OBJECTIVE
Copy exactly the lines from the one containing "Write a Python" through the one containing "from matplotlib.ticker import FixedLocator", both included, and leave out any pictures.

MATERIAL PROVIDED
☆ ☆ ☆ ☆
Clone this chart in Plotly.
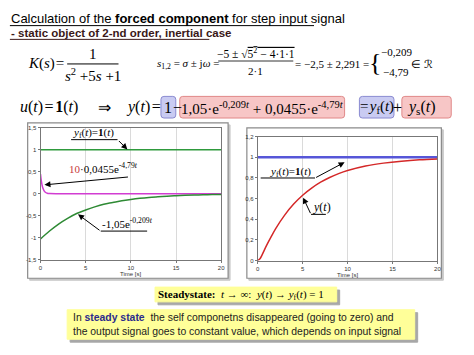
☆ ☆ ☆ ☆
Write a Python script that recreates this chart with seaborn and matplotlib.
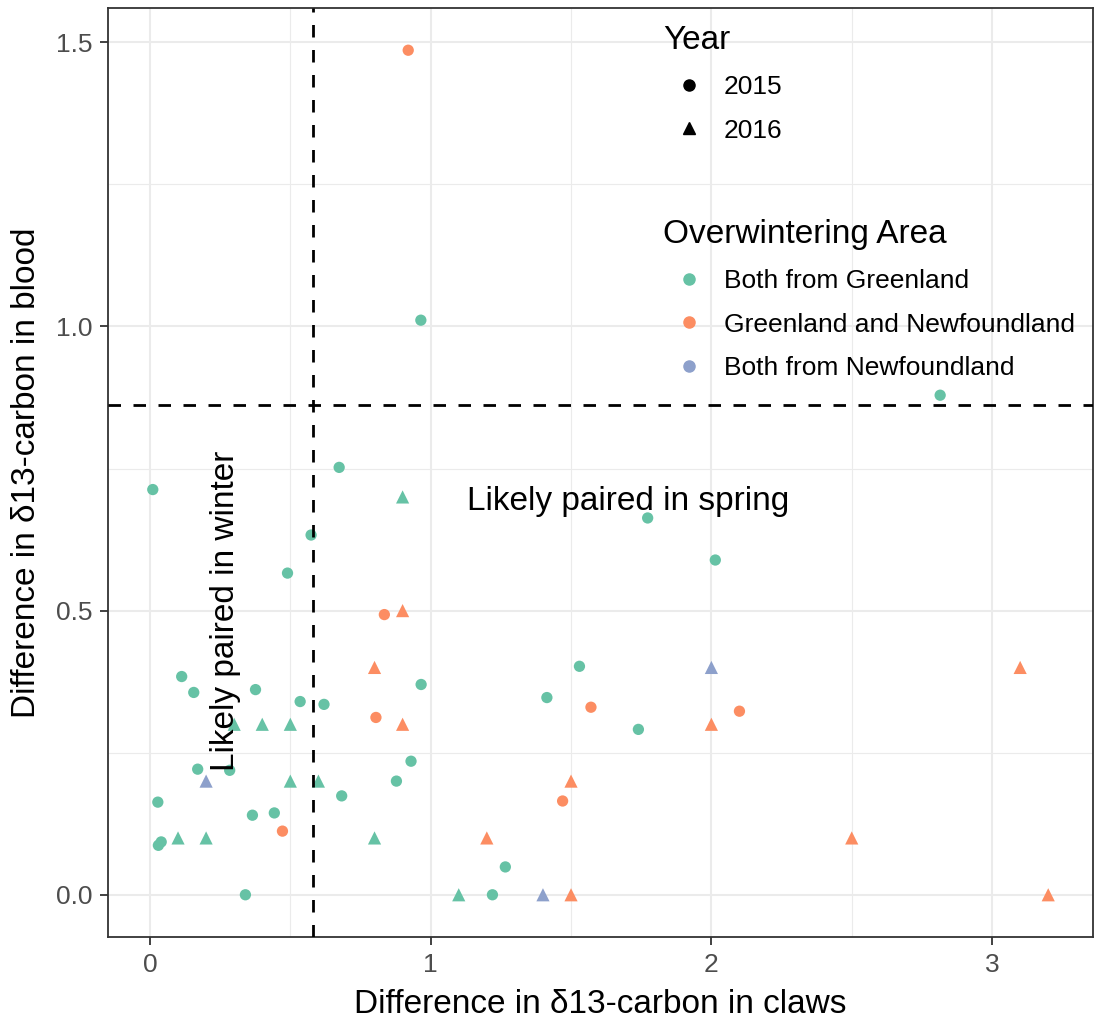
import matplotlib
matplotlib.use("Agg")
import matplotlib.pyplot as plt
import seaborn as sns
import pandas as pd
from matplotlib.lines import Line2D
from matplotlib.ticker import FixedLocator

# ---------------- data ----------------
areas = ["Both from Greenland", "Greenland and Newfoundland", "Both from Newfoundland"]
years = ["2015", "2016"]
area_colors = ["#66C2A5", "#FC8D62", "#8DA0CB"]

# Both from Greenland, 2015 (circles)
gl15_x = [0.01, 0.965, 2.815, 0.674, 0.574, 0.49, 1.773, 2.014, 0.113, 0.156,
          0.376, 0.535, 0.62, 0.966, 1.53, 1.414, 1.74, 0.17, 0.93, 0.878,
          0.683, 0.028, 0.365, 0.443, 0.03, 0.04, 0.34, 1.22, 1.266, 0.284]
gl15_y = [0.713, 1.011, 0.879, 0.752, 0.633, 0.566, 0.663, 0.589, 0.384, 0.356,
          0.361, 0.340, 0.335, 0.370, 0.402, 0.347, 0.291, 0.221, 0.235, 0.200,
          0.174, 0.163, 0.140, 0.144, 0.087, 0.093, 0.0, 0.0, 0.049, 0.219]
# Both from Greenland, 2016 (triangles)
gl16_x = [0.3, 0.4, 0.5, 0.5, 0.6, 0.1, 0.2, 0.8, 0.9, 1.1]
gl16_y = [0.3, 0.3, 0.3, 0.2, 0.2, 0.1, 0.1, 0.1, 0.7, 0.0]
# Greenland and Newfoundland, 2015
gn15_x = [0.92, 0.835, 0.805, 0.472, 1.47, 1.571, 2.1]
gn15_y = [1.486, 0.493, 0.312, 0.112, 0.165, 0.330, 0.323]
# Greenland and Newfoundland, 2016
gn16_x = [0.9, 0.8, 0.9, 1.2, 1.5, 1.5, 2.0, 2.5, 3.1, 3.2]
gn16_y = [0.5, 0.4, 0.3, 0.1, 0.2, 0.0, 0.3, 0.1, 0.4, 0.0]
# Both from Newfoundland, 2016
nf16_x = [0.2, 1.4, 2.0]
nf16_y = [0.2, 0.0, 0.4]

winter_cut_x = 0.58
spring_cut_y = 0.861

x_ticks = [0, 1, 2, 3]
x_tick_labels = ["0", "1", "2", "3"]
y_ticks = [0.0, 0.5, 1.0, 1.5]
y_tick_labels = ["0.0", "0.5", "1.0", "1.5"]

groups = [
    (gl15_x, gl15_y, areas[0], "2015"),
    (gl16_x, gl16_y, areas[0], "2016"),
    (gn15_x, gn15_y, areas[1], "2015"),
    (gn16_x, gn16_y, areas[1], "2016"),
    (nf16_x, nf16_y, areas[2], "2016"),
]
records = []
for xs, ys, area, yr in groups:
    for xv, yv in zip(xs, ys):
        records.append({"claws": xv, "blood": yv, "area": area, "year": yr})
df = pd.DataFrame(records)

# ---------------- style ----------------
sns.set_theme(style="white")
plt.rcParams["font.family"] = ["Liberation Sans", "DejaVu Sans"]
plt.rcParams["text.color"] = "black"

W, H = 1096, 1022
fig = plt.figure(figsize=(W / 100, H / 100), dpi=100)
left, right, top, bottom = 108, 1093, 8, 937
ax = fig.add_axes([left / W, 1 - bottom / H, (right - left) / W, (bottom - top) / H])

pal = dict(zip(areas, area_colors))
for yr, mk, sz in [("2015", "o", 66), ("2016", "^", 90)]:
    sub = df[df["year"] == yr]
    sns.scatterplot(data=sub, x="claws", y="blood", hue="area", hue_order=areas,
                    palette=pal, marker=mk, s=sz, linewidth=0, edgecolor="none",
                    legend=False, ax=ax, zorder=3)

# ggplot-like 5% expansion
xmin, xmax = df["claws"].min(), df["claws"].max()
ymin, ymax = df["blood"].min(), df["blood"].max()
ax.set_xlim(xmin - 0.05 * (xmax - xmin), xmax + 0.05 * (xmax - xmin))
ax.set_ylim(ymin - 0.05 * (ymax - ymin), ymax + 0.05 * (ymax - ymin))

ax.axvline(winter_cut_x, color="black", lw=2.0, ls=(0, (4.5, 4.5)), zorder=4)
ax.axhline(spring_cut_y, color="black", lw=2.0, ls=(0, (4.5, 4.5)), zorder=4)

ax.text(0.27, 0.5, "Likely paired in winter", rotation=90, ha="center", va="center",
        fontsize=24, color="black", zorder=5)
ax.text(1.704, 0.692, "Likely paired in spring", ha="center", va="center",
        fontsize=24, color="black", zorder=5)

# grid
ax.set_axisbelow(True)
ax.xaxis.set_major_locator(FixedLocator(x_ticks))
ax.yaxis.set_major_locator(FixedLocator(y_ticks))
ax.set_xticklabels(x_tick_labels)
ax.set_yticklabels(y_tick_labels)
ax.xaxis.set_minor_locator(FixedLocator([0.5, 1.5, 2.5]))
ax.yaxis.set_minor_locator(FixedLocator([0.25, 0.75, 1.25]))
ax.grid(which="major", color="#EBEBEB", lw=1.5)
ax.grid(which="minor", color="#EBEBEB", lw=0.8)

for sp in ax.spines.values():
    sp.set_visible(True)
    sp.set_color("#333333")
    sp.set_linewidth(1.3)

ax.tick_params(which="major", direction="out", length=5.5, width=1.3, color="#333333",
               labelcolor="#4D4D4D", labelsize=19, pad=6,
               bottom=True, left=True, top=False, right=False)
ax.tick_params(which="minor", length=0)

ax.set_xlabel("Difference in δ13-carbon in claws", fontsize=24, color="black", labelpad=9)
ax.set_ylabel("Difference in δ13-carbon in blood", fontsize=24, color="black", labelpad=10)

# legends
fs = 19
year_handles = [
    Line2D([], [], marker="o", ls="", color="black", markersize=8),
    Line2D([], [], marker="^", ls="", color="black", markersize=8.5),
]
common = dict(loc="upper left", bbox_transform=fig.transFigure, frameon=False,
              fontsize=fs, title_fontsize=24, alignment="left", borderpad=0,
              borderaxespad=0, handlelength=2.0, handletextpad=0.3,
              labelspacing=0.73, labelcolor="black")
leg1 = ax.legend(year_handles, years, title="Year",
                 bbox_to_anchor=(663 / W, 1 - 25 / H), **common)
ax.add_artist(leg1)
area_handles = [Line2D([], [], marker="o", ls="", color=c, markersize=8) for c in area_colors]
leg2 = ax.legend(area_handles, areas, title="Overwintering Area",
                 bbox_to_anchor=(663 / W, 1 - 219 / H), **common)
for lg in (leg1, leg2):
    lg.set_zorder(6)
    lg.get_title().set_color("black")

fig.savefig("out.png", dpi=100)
☆ ☆ ☆ ☆
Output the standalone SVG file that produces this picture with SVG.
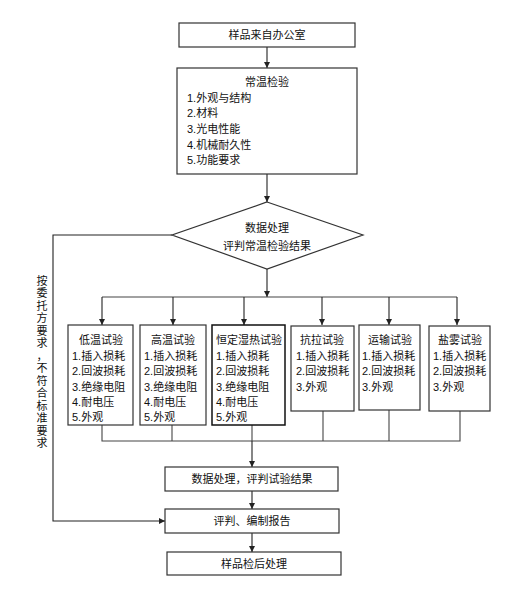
☆ ☆ ☆ ☆
RESULT OF THIS EXERCISE
Write a Python script that recreates this chart with seaborn and matplotlib.
import matplotlib
matplotlib.use("Agg")
import matplotlib.pyplot as plt
import seaborn as sns
import pandas as pd
from matplotlib.lines import Line2D
from matplotlib.ticker import FixedLocator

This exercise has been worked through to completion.